Weighing bins will increase fly-tipping

Local authorities have warned of a surge in fly-tipping and illegal dumping following the introduction of controversial pay-by-weight bin charges next month.

Senior officials said it is inevitable incidents of illegal dumping will increase when the new charging system, where average households could face bin charges of up to €500 — an 80% hike in some cases — kicks in on July 1.

In Cork City, council officials are regularly monitoring up to 100 dumping hotspots across the city.

The council’s dedicated fly-tipping unit collects an average of 90 tonnes of illegally dumped material every month, senior engineer Eamonn Walsh said.

Director of services in the council’s environment directorate, Jim O’Donovan said fly-tipping has always been a problem. But he said it was less of an issue when the council was responsible for waste collection and had a generous waiver scheme in place.
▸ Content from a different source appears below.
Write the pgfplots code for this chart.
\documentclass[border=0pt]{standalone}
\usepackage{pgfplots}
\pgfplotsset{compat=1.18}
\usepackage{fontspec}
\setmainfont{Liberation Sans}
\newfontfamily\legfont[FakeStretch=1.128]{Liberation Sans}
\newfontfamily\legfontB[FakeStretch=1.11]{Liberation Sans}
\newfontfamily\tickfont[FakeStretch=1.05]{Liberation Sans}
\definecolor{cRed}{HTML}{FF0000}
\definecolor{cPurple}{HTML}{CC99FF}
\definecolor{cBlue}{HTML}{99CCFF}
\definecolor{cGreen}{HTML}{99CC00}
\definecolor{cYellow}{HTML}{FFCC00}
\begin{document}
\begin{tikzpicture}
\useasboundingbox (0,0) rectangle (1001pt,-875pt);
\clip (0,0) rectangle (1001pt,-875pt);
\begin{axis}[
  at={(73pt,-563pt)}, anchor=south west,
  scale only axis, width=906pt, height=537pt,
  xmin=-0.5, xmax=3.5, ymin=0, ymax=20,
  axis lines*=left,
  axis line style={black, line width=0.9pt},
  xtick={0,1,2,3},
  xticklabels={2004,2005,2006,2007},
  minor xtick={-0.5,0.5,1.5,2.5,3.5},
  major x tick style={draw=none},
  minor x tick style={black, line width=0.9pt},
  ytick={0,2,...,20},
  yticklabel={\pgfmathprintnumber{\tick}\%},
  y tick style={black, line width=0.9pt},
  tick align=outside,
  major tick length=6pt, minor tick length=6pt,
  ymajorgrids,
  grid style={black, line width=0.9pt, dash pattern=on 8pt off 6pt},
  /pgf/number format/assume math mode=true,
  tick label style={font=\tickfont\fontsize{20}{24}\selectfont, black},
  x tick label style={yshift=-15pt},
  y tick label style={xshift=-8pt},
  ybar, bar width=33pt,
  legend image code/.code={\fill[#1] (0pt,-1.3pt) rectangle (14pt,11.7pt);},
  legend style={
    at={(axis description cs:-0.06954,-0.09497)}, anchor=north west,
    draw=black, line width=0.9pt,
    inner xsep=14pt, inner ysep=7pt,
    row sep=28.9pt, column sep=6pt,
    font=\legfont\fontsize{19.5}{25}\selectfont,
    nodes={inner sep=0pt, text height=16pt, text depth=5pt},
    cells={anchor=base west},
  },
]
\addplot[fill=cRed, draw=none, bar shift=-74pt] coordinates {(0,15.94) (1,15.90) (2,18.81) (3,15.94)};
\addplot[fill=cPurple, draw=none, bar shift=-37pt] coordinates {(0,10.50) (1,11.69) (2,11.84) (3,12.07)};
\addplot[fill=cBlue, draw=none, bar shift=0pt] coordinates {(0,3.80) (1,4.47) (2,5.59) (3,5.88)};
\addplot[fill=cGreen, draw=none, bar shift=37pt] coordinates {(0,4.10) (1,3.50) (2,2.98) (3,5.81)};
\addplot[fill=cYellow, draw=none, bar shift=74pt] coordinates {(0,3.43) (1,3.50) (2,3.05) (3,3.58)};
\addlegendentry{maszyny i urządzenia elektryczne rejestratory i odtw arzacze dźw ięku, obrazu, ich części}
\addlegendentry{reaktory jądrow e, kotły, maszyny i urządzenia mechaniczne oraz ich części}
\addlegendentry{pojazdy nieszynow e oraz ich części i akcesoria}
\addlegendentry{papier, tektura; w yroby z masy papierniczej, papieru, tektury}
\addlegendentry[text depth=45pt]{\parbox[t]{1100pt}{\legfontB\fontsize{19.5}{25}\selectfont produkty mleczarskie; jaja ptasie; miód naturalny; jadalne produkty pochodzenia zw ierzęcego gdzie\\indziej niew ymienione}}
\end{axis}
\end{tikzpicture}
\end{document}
Almost half the city’s 25,000 domestic waste customers availed of either a full or partial waiver, a system which cost the city just over €4m to provide.

The city sold its loss-making domestic waste collection service to Country Clean in 2011 with a condition the waiver scheme be continued until April 2013.
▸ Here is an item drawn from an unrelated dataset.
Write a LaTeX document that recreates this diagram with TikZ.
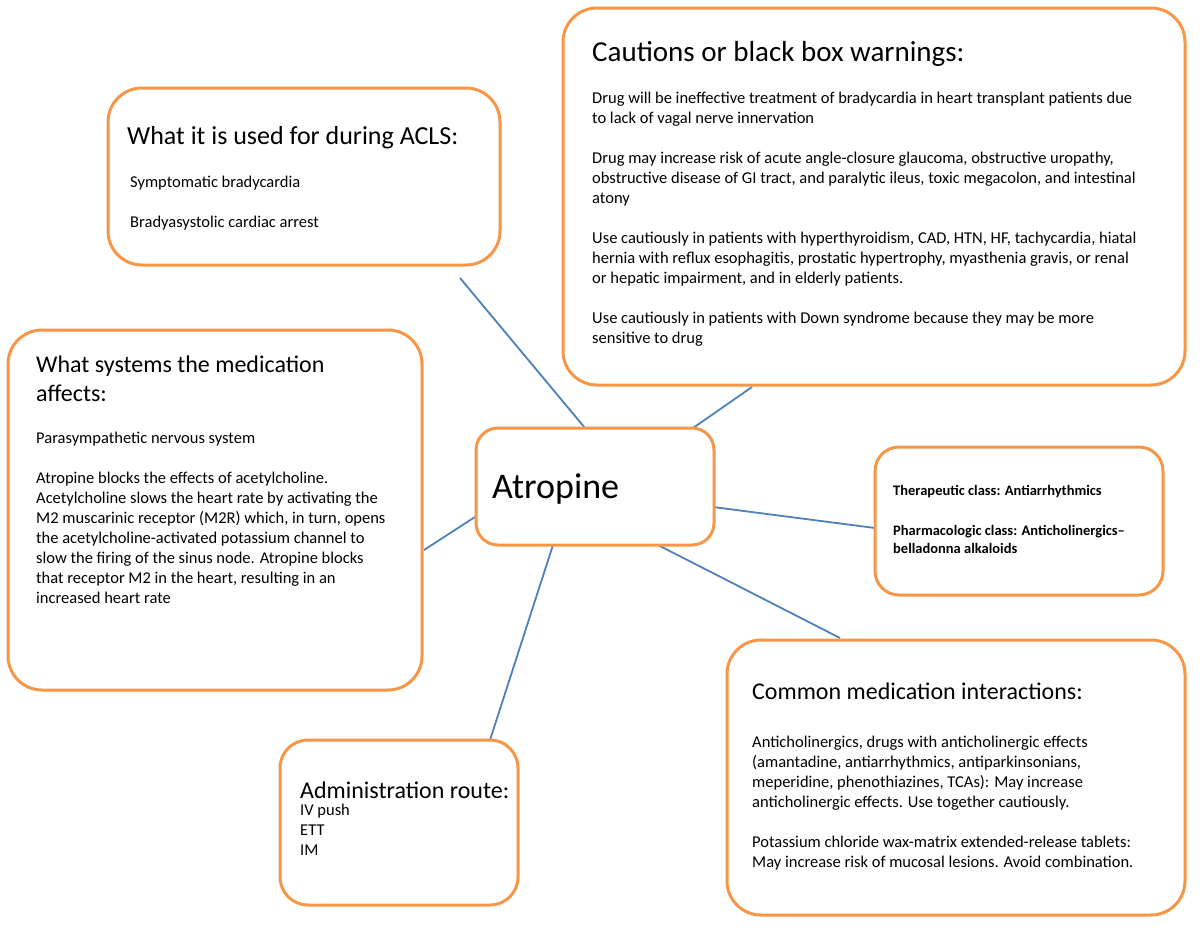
\documentclass[tikz,border=0pt]{standalone}
\usepackage{fontspec}
\setmainfont{Carlito}
\definecolor{box}{HTML}{F79646}
\definecolor{lnk}{HTML}{4F81BD}
\begin{document}
\begin{tikzpicture}[x=1pt,y=-1pt,
  card/.style={draw=box,line width=3pt,rounded corners=34pt,fill=white},
  ttl/.style={anchor=west,inner sep=0pt,font=\fontsize{24}{28}\selectfont},
  body/.style={anchor=north west,inner sep=0pt,align=left,font=\fontsize{16.5}{20}\selectfont},
  link/.style={draw=lnk,line width=1.8pt}]
\useasboundingbox[fill=white] (0,0) rectangle (1200,927);
% connectors
\coordinate (c1) at (460,278); \coordinate (c1b) at (585,428);
\coordinate (c2) at (752,387); \coordinate (c2b) at (693,428);
\coordinate (c3) at (475,517); \coordinate (c3b) at (424,550);
\coordinate (c4) at (713,507); \coordinate (c4b) at (875,528);
\coordinate (c5) at (658,545); \coordinate (c5b) at (840,638);
\coordinate (c6) at (553,545); \coordinate (c6b) at (490,740);
\draw[link] (c1)--(c1b); \draw[link] (c2)--(c2b); \draw[link] (c3)--(c3b);
\draw[link] (c4)--(c4b); \draw[link] (c5)--(c5b); \draw[link] (c6)--(c6b);
% boxes
\draw[card] (108,88) rectangle (500,265);
\draw[card] (563,8) rectangle (1185,385);
\draw[card] (8,330) rectangle (422,690);
\draw[card,rounded corners=22pt] (476,428) rectangle (714,545);
\draw[card,rounded corners=24pt] (875,447) rectangle (1163,595);
\draw[card] (727,640) rectangle (1185,915);
\draw[card,rounded corners=28pt] (280,740) rectangle (518,905);
% texts
\node[ttl,font=\fontsize{26}{30}\selectfont] (t1) at (127,138) {What it is used for during ACLS:};
\node[body] (b1) at (130,176) {Symptomatic bradycardia\\[20pt]Bradyasystolic cardiac arrest};
\node[ttl,font=\fontsize{29}{32}\selectfont] (t2) at (592,54) {Cautions or black box warnings:};
\node[body] (b2) at (592,92) {Drug will be ineffective treatment of bradycardia in heart transplant patients due\\
to lack of vagal nerve innervation\\[20pt]
Drug may increase risk of acute angle-closure glaucoma, obstructive uropathy,\\
obstructive disease of GI tract, and paralytic ileus, toxic megacolon, and intestinal\\
atony\\[20pt]
Use cautiously in patients with hyperthyroidism, CAD, HTN, HF, tachycardia, hiatal\\
hernia with reflux esophagitis, prostatic hypertrophy, myasthenia gravis, or renal\\
or hepatic impairment, and in elderly patients.\\[20pt]
Use cautiously in patients with Down syndrome because they may be more\\
sensitive to drug};
\node[ttl,anchor=north west,align=left,font=\fontsize{24}{29}\selectfont] (t3) at (36,356) {What systems the medication\\affects:};
\node[body] (b3) at (36,432) {Parasympathetic nervous system\\[20pt]
Atropine blocks the effects of acetylcholine.\\
Acetylcholine slows the heart rate by activating the\\
M2 muscarinic receptor (M2R) which, in turn, opens\\
the acetylcholine-activated potassium channel to\\
slow the firing of the sinus node. Atropine blocks\\
that receptor M2 in the heart, resulting in an\\
increased heart rate};
\node[ttl,font=\fontsize{36}{40}\selectfont] (t4) at (492,489) {Atropine};
\node[body,font=\bfseries\fontsize{14.5}{18}\selectfont] (b4) at (893,485) {Therapeutic class: Antiarrhythmics\\[22pt]
Pharmacologic class: Anticholinergics--\\belladonna alkaloids};
\node[ttl] (t5) at (752,691) {Common medication interactions:};
\node[body] (b5) at (752,736) {Anticholinergics, drugs with anticholinergic effects\\
(amantadine, antiarrhythmics, antiparkinsonians,\\
meperidine, phenothiazines, TCAs): May increase\\
anticholinergic effects. Use together cautiously.\\[20pt]
Potassium chloride wax-matrix extended-release tablets:\\
May increase risk of mucosal lesions. Avoid combination.};
\node[ttl] (t6) at (300,790) {Administration route:};
\node[body] (b6) at (300,804) {IV push\\ETT\\IM};
\end{tikzpicture}
\end{document}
Mr O’Donovan said there was a slight increase in illegal dumping after the service was transferred to the private operator.

Weighing bins will increase fly-tipping

“When the waiver system was discontinued, there was some increase in fly-tipping,” he said.

“The problem of illegal dumping was less when city was operating the waste service and the waiver was in place.”

Mr Walsh says the council investigates all cases of illegal dumping but he said the number of successful court cases is not as high as they would like.

In Cork county, its dedicated fly-tipping unit collected more than 60 tonnes of waste in the first four months of this year alone.

“That was across 138 working days,” the council’s director of environment services, Sharon Corcoran, said.

“They responded to 577 complaints in that period. That is in the present climate when waste is not charged per kilogramme, so you can draw your own conclusions about what effect the changes will have.

“We will have to wait and see what impact it has, but we will be vigilant. At least initially, we expect waste (illegal dumping) levels to increase.”

While some waste management companies have published details of their new pay-by-weight prices, others, including Country Clean, one of the largest operators in Cork, have yet to finalise their charges despite the fact the new system comes into effect in just over two weeks.

It is also understood some waste management companies have been discussing the need for some form of waiver for households on low income, or for those with specific medical needs.

Several companies have flagged this issue with their representative body, the Irish Waste Management Association, but no decisions have been finalised. It is understood this will be among the key issues on the table for discussion when the industry meets minister for local government, Simon Coveney, next week.

Mr Coveney said the Government will deal with waste management companies found to be abusing the new pricing system and hiking prices.

“We will be watching to see whether companies are using the change to increase charges,” he said.

“And if we see companies abusing that, we won’t be slow to act.

“Clearly, we don’t want to encourage a system that treats people unfairly.”

The minister also said the industry will have to consider specific cases, but he refused to be drawn yesterday on whether that means he wants to see the introduction of some form of waiver scheme.